Starting with the first line of the data below, copy each line up to and including the one containing "Transplantation Therapy as". Pictures stay out.

★ ★ ★ ★

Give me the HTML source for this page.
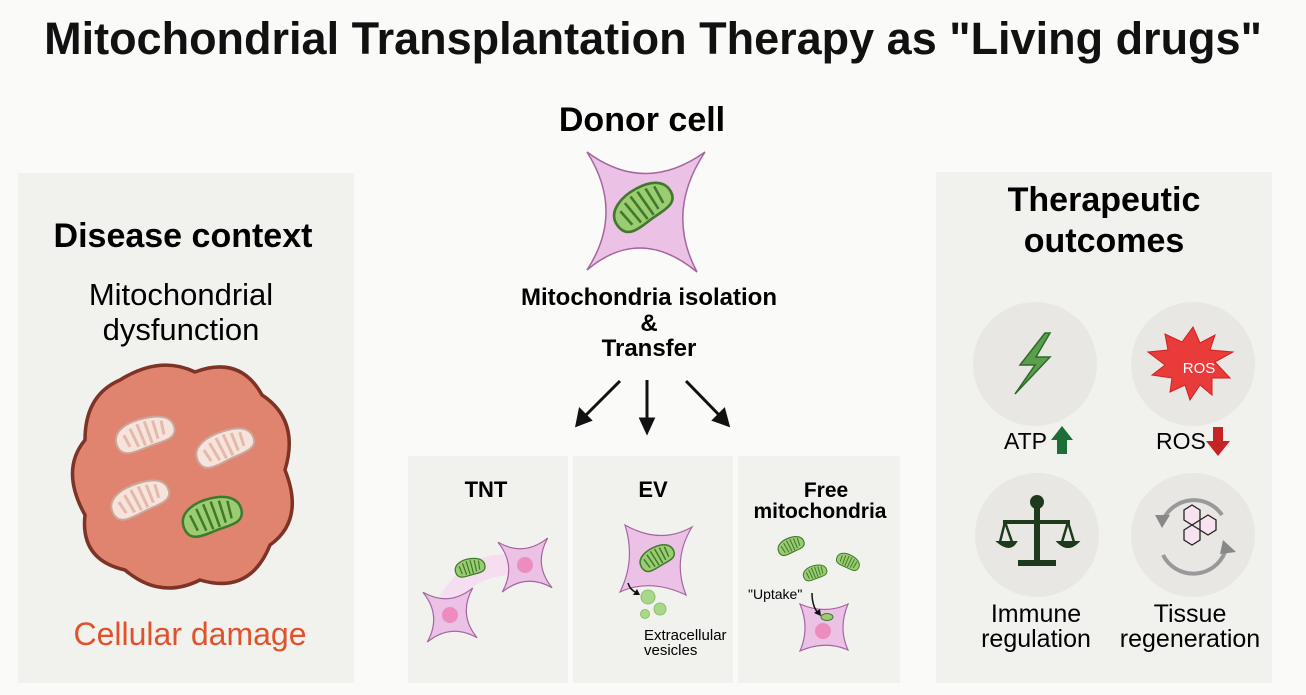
<!DOCTYPE html>
<html><head><meta charset="utf-8"><style>
body{margin:0;background:#fafaf8;}
svg{display:block;font-family:"Liberation Sans",Arial,sans-serif;}
</style></head><body>
<svg width="1306" height="695" viewBox="0 0 1306 695">
<defs>
<g id="mito">
<path d="M-30,0 C-30,-16 -10,-20 5,-18 C22,-16 32,-8 30,4 C28,16 15,14 2,14 C-12,14 -30,18 -30,0Z" fill="#9ccc72" stroke="#3f7a2c" stroke-width="2.5"/>
<path d="M-20,-9 L-18,8 M-12,-13 L-10,11 M-4,-15 L-3,12 M4,-15 L4,12 M12,-13 L11,10 M20,-10 L18,8" stroke="#3f7a2c" stroke-width="2.5" fill="none"/>
</g>
<g id="mitoDmg">
<path d="M-30,0 C-30,-16 -10,-18 5,-16 C22,-14 32,-8 30,4 C28,14 15,12 2,12 C-12,12 -30,16 -30,0Z" fill="#f6e3dc" stroke="#c9a79a" stroke-width="2"/>
<path d="M-20,-7 L-18,6 M-12,-11 L-10,9 M-4,-13 L-3,10 M4,-13 L4,10 M12,-11 L11,8 M20,-8 L18,6" stroke="#e5b9aa" stroke-width="3" fill="none"/>
</g>
</defs>
<text x="653" y="54" text-anchor="middle" font-size="45" font-weight="bold" fill="#111">Mitochondrial Transplantation Therapy as "Living drugs"</text>

<!-- left panel -->
<rect x="18" y="173" width="336" height="510" fill="#f1f1ee"/>
<text x="183" y="247" text-anchor="middle" font-size="34" font-weight="bold">Disease context</text>
<text x="181" y="305" text-anchor="middle" font-size="31">Mitochondrial</text>
<text x="181" y="340" text-anchor="middle" font-size="31">dysfunction</text>
<path d="M120,380 Q160,355 195,372 Q240,355 262,395 Q300,420 285,470 Q305,520 270,545 Q250,595 200,580 Q160,600 125,570 Q80,560 85,515 Q60,470 85,440 Q85,395 120,380Z" fill="#e0836f" stroke="#7d3426" stroke-width="3.5"/>
<use href="#mitoDmg" transform="translate(145,435) rotate(-20)"/>
<use href="#mitoDmg" transform="translate(225,448) rotate(-25)"/>
<use href="#mitoDmg" transform="translate(140,500) rotate(-25)"/>
<use href="#mito" transform="translate(212,517) rotate(-20)"/>
<text x="190" y="645" text-anchor="middle" font-size="32" fill="#e0522c">Cellular damage</text>

<!-- center -->
<text x="642" y="131" text-anchor="middle" font-size="34" font-weight="bold">Donor cell</text>
<path d="M587,152 Q645,195 705,152 Q665,212 697,272 Q640,225 587,270 Q625,212 587,152Z" fill="#ebc1e6" stroke="#a765a0" stroke-width="1.5"/>
<use href="#mito" transform="translate(643,207) rotate(-35) scale(1.05)"/>
<text x="649" y="305" text-anchor="middle" font-size="24" font-weight="bold">Mitochondria isolation</text>
<text x="649" y="331" text-anchor="middle" font-size="24" font-weight="bold">&amp;</text>
<text x="649" y="356" text-anchor="middle" font-size="24" font-weight="bold">Transfer</text>
<g stroke="#111" stroke-width="3" fill="#111">
<line x1="620" y1="381" x2="583" y2="418"/><path d="M577,425 L580,410 L590,420Z"/>
<line x1="647" y1="380" x2="647" y2="422"/><path d="M647,432 L641,419 L653,419Z"/>
<line x1="686" y1="381" x2="722" y2="418"/><path d="M728,425 L714,420 L724,410Z"/>
</g>
<rect x="408" y="456" width="160" height="227" fill="#f1f1ee"/>
<rect x="573" y="456" width="160" height="227" fill="#f1f1ee"/>
<rect x="738" y="456" width="162" height="227" fill="#f1f1ee"/>
<text x="486" y="497" text-anchor="middle" font-size="22" font-weight="bold">TNT</text>
<text x="653" y="497" text-anchor="middle" font-size="22" font-weight="bold">EV</text>
<text x="826" y="497" text-anchor="middle" font-size="21" font-weight="bold">Free</text>
<text x="820" y="518" text-anchor="middle" font-size="21" font-weight="bold">mitochondria</text>
<!-- TNT -->
<path d="M440,595 Q470,550 510,555 L515,575 Q475,575 455,605Z" fill="#f6d9ef" opacity="0.8"/>
<g transform="translate(525,565) rotate(-5)"><path d="M-25,-25 Q0,-8 25,-25 Q8,0 25,25 Q0,8 -25,25 Q-8,0 -25,-25Z" fill="#ebc1e6" stroke="#a765a0" stroke-width="1.2"/><circle r="8" fill="#ec8cbf"/></g>
<g transform="translate(450,615) rotate(-5)"><path d="M-25,-25 Q0,-8 25,-25 Q8,0 25,25 Q0,8 -25,25 Q-8,0 -25,-25Z" fill="#ebc1e6" stroke="#a765a0" stroke-width="1.2"/><circle r="8" fill="#ec8cbf"/></g>
<use href="#mito" transform="translate(470,568) rotate(-15) scale(0.5)"/>
<!-- EV -->
<path d="M625,525 Q660,545 692,527 Q672,560 686,595 Q650,578 620,592 Q636,560 625,525Z" fill="#ebc1e6" stroke="#a765a0" stroke-width="1.2"/>
<use href="#mito" transform="translate(657,558) rotate(-30) scale(0.6)"/>
<path d="M628,583 Q630,590 637,593" stroke="#111" stroke-width="1.5" fill="none"/><path d="M640,595 L633,595 L637,589Z" fill="#111"/>
<circle cx="648" cy="597" r="7" fill="#a8d88a" stroke="#8cc06e"/>
<circle cx="660" cy="609" r="6" fill="#a8d88a" stroke="#8cc06e"/>
<circle cx="645" cy="614" r="4.5" fill="#a8d88a" stroke="#8cc06e"/>
<text x="644" y="640" font-size="15">Extracellular</text>
<text x="644" y="655" font-size="15">vesicles</text>
<!-- Free -->
<use href="#mito" transform="translate(791,546) rotate(-25) scale(0.45)"/>
<use href="#mito" transform="translate(848,562) rotate(25) scale(0.4)"/>
<use href="#mito" transform="translate(815,573) rotate(-20) scale(0.4)"/>
<path d="M800,604 Q825,615 848,604 Q838,628 848,650 Q825,640 800,651 Q810,628 800,604Z" fill="#ebc1e6" stroke="#a765a0" stroke-width="1.2"/>
<circle cx="823" cy="631" r="8" fill="#ec8cbf"/>
<ellipse cx="827" cy="617" rx="6" ry="3.5" fill="#9ccc72" stroke="#3f7a2c"/>
<text x="748" y="599" font-size="14">"Uptake"</text>
<path d="M812,593 Q812,606 818,613" stroke="#111" stroke-width="1.5" fill="none"/><path d="M821,616 L814,613 L820,609Z" fill="#111"/>

<!-- right panel -->
<rect x="936" y="172" width="336" height="511" fill="#f1f1ee"/>
<text x="1104" y="211" text-anchor="middle" font-size="34" font-weight="bold">Therapeutic</text>
<text x="1104" y="252" text-anchor="middle" font-size="34" font-weight="bold">outcomes</text>
<circle cx="1035" cy="364" r="62" fill="#e8e7e3"/>
<circle cx="1193" cy="364" r="62" fill="#e8e7e3"/>
<circle cx="1037" cy="535" r="62" fill="#e8e7e3"/>
<circle cx="1193" cy="535" r="62" fill="#e8e7e3"/>
<path d="M1045,333 L1020,365 L1035,365 L1015,394 L1050,357 L1036,357 L1050,333Z" fill="#5a9f4c" stroke="#2f6a2a" stroke-width="1.5"/>
<path d="M1193,327 L1200,343 L1215,335 L1210,350 L1233,352 L1215,362 L1230,378 L1212,378 L1212,395 L1200,385 L1190,400 L1185,385 L1170,392 L1172,378 L1152,375 L1165,365 L1148,352 L1168,350 L1165,334 L1182,342Z" fill="#ea3b3b" stroke="#c22" stroke-width="1"/>
<text x="1199" y="373" text-anchor="middle" font-size="15" fill="#fff">ROS</text>
<text x="1004" y="449" font-size="23">ATP</text>
<path d="M1057,454 L1057,440 L1051,440 L1062,426 L1073,440 L1067,440 L1067,454Z" fill="#1c6e35"/>
<text x="1156" y="449" font-size="23">ROS</text>
<path d="M1213,427 L1223,427 L1223,441 L1230,441 L1218,456 L1206,441 L1213,441Z" fill="#c62323"/>
<g fill="#1d3a1d" stroke="#1d3a1d">
<circle cx="1037" cy="502" r="7" stroke="none"/>
<rect x="1034" y="505" width="6" height="58" stroke="none"/>
<rect x="1018" y="560" width="38" height="6" stroke="none"/>
<path d="M1003,522 L1070,522" stroke-width="4"/>
<path d="M1005,522 L1000,542 M1005,522 L1012,542 M1068,522 L1062,542 M1068,522 L1074,542" stroke-width="2.5" fill="none"/>
<path d="M998,542 L1016,542 Q1010,552 998,542Z" stroke-width="2"/>
<path d="M1058,542 L1078,542 Q1068,552 1058,542Z" stroke-width="2"/>
</g>
<g fill="none" stroke="#999" stroke-width="4">
<path d="M1163,520 A34,34 0 0 1 1222,515"/>
<path d="M1225,552 A34,34 0 0 1 1163,555"/>
</g>
<path d="M1155,515 L1170,515 L1162,528Z" fill="#888"/>
<path d="M1223,540 L1236,552 L1220,554Z" fill="#888"/>
<g fill="#f7e3ef" stroke="#222" stroke-width="1.3">
<path d="M1184,510 l8,-5 8,5 0,10 -8,5 -8,-5Z"/>
<path d="M1200,520 l8,-5 8,5 0,10 -8,5 -8,-5Z"/>
<path d="M1184,530 l8,-5 8,5 0,10 -8,5 -8,-5Z"/>
</g>
<text x="1036" y="622" text-anchor="middle" font-size="25">Immune</text>
<text x="1036" y="647" text-anchor="middle" font-size="25">regulation</text>
<text x="1190" y="622" text-anchor="middle" font-size="25">Tissue</text>
<text x="1190" y="647" text-anchor="middle" font-size="25">regeneration</text>
</svg>
</body></html>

★ ★ ★ ★

EXERCISE RESPONSE -
Give me the HTML source for this page.
<!DOCTYPE html>
<html><head><meta charset="utf-8"><style>
body{margin:0;background:#fafaf8;}
svg{display:block;font-family:"Liberation Sans",Arial,sans-serif;}
</style></head><body>
<svg width="1306" height="695" viewBox="0 0 1306 695">
<defs>
<g id="mito">
<path d="M-30,0 C-30,-16 -10,-20 5,-18 C22,-16 32,-8 30,4 C28,16 15,14 2,14 C-12,14 -30,18 -30,0Z" fill="#9ccc72" stroke="#3f7a2c" stroke-width="2.5"/>
<path d="M-20,-9 L-18,8 M-12,-13 L-10,11 M-4,-15 L-3,12 M4,-15 L4,12 M12,-13 L11,10 M20,-10 L18,8" stroke="#3f7a2c" stroke-width="2.5" fill="none"/>
</g>
<g id="mitoDmg">
<path d="M-30,0 C-30,-16 -10,-18 5,-16 C22,-14 32,-8 30,4 C28,14 15,12 2,12 C-12,12 -30,16 -30,0Z" fill="#f6e3dc" stroke="#c9a79a" stroke-width="2"/>
<path d="M-20,-7 L-18,6 M-12,-11 L-10,9 M-4,-13 L-3,10 M4,-13 L4,10 M12,-11 L11,8 M20,-8 L18,6" stroke="#e5b9aa" stroke-width="3" fill="none"/>
</g>
</defs>
<text x="653" y="54" text-anchor="middle" font-size="45" font-weight="bold" fill="#111">Mitochondrial Transplantation Therapy as "Living drugs"</text>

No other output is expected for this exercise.